Have you hugged a “griefer” today?

— VB

By way of full disclosure, I must confess that this is my InWorldz profile. It's a lot less exciting than it looks, all she ever does it tell me to cook dinner and take out the trash. Her culinary preferences are shockingly pedestrian.
As a virtual public artist my work invites avatar communities to express their identity, explore their culture, and demand their civil rights.

7 thoughts on “Good Grief

  1. Excellent post. I’ve been (reluctantly) thinking about SaveMe in a much similar way lately. Thank god you said it, now I don’t have to!
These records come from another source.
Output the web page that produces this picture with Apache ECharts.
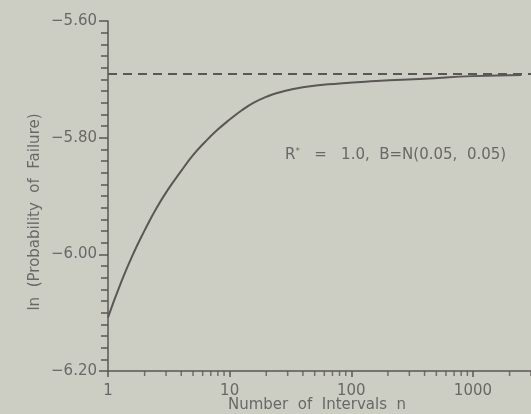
<!DOCTYPE html>
<html>
<head>
<meta charset="utf-8">
<script src="https://cdn.jsdelivr.net/npm/echarts@6/dist/echarts.min.js"></script>
<style>
html,body{margin:0;padding:0;background:#cdcec3;}
#chart{width:531px;height:414px;}
</style>
</head>
<body>
<div id="chart"></div>
<script>
// Data
var nValues = [1, 1.26, 1.58, 2, 2.5, 3.16, 4, 5, 6.3, 7.9, 10, 12.6, 15.8, 20, 25, 40, 80, 160, 400, 1000, 2500];
var lnPf = [-6.108, -6.052, -6.003, -5.959, -5.921, -5.887, -5.857, -5.830, -5.807, -5.787, -5.769, -5.753, -5.740, -5.730, -5.723, -5.7135, -5.707, -5.703, -5.699, -5.6945, -5.6925];
var asymptote = -5.694;
var xMajorTicks = [1, 10, 100, 1000];
var xMinorTicks = [2,3,4,5,6,7,8,9,20,30,40,50,60,70,80,90,200,300,400,500,600,700,800,900,2000,3000];
var xTitle = 'Number  of  Intervals  n';
var yTitle = 'ln  (Probability  of  Failure)';
var annotationRest = '   =   1.0,  B=N(0.05,  0.05)';

var ink = '#5a5754';
var txt = '#6a6866';
var font = 'DejaVu Sans';
var yMin = -6.2, yMax = -5.6;

var chart = echarts.init(document.getElementById('chart'), null, {renderer: 'canvas'});
var seriesData = nValues.map(function (n, i) { return [n, lnPf[i]]; });
var minorTickData = xMinorTicks.map(function (n) { return [n, yMin]; });

chart.setOption({
  backgroundColor: '#cdcec3',
  animation: false,
  grid: {left: 108, right: 0, top: 21, bottom: 43, containLabel: false, outerBoundsMode: 'none'},
  xAxis: {
    type: 'log', logBase: 10, min: 1, max: 3000, position: 'bottom',
    axisLine: {show: true, lineStyle: {color: ink, width: 1.5}},
    axisTick: {show: true, inside: false, length: 6, lineStyle: {color: ink, width: 1.5}, customValues: xMajorTicks},
    axisLabel: {color: txt, fontFamily: font, fontSize: 15, margin: 13, customValues: xMajorTicks,
      formatter: function (v) { return String(Math.round(v)); }},
    splitLine: {show: false}
  },
  yAxis: {
    type: 'value', min: yMin, max: yMax, interval: 0.2,
    axisLine: {show: true, lineStyle: {color: ink, width: 1.5}},
    axisTick: {show: true, length: 9, lineStyle: {color: ink, width: 1.5}},
    minorTick: {show: true, splitNumber: 10, length: 7, lineStyle: {color: ink, width: 1.5}},
    axisLabel: {color: txt, fontFamily: font, fontSize: 15, margin: 11,
      formatter: function (v) { return (v < 0 ? '\u2212' : '') + Math.abs(v).toFixed(2); }},
    splitLine: {show: false}
  },
  series: [{
    type: 'line', data: seriesData, smooth: 0.5, showSymbol: false,
    lineStyle: {color: ink, width: 2},
    markLine: {
      silent: true, symbol: 'none', label: {show: false},
      lineStyle: {color: ink, width: 2, type: [9, 6]},
      data: [{yAxis: asymptote}]
    }
  }, {
    type: 'scatter', data: minorTickData, clip: false, silent: true,
    symbol: 'rect', symbolSize: [1.5, 5], symbolOffset: [0, 2.5],
    itemStyle: {color: ink}
  }],
  graphic: [{
    type: 'text', x: 35, y: 212, rotation: Math.PI / 2,
    style: {text: yTitle, fill: txt, font: '15px "DejaVu Sans"', align: 'center', verticalAlign: 'middle'}
  }, {
    type: 'text', x: 317, y: 405,
    style: {text: xTitle, fill: txt, font: '15px "DejaVu Sans"', align: 'center', verticalAlign: 'middle'}
  }, {
    type: 'text', left: 285, top: 147,
    style: {
      text: '{r|R}{s|*}{r|' + annotationRest + '}',
      rich: {
        r: {fill: txt, fontFamily: font, fontSize: 15},
        s: {fill: txt, fontFamily: font, fontSize: 9, verticalAlign: 'top', padding: [0, 0, 7, 0]}
      }
    }
  }]
});
</script>
</body>
</html>
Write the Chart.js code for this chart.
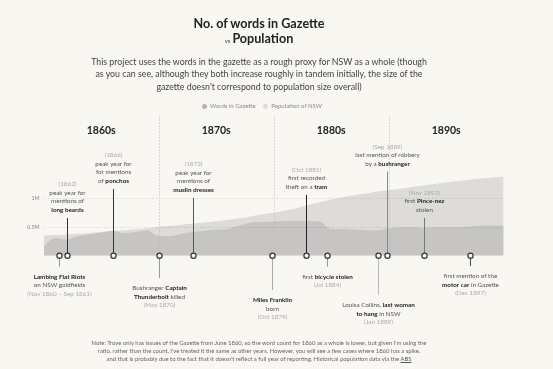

  2. there’s good graffiti art in the physical world and then theres plain old annoying tagging. Sl is a little similar.
    At least SMO lives in the moment and isnt the type to leave some annoying spammy particle emitter like most ‘griefers. there should be a new name for such artists. ‘Graffers’ or somthng.
    (the Matts weren’t really in sl ,merely physical worlders using the medium briefly, so didn’t understand the social dynamics of what it was all about. presenting just more ‘same old’ sl art but using their famous physical world names to get an audience & seem cutting edge)

  3. I like this post. several months ago, i watched a documentary on graffiti, then later i also watched the movie about banksy. one think that i remember noting from ONE of them, i forget, was the but about leaving your name places… and the urge to do that. that is what tagging is also about..(and it has been demonized by the bourgeois and pseudo bourgeois wannabes of the world.. so yes.. in many cases tagging has become aggression against rival groups.. or gangs, in my former homeland of the physical world). . and i was trying to think of a way to do graffiti in the virtual world that would not piss people off… people do get pissed off so easily it seems! i thought about the bird-head cubes that attacked me on Teal when i was making a brief stopover at the particle lab… i actually thought it was hilarious.. but would have preferred it stopped maybe a few minutes in.. but it didn’t piss me off, i thought it was entertaining in its own way.. and came back to the particle lab a little later for my errant.. no big deal. As for SaveMe, i often find her interruptions and some of the reactions even more entertaining than the event being disrupted. I even blogged about her antics and the emotional responses from members of the audience resulting in more interesting and honest remarks than i usually hear at gatherings of artists. and i, too, was thinking of banksy. destructive aggressive behavior is not good street art altho it may be street art to some, but yes, i agree, many griefers are the street artists of the virtual world… and i dont think they should be automatically grouped in with the ones that sneak in while someone is not on their sim and destroy the terraforming.. now that is annoying… but easily fixable if the sim owner keeps a raw file of their sim. I am still trying to think of a way to join street art.. as the artsy things i do are more “outsider art”.. not considered art at all by most. of course i usually limit myself to making fun plants. but sometimes even that can get boring 🙂
    ok, i just woke up so i hope this makes some kind of sense.. i am not going to go back and check it.. i am not awake enuf :))

  4. Timberlake really impressed me with his off-the-cuff wit during his time on the stage. I agree with Pye, there are artists out there and there are people who abuse artistic license, but we just have to suffer the fools so the geniuses can work. It’s almost a necessity to allow total freedom if any environment is going to be truly creative.

  5. Very cool article, an often overlooked and much more constructive view on (some) griefing, as an art form coupled with civil disobedience.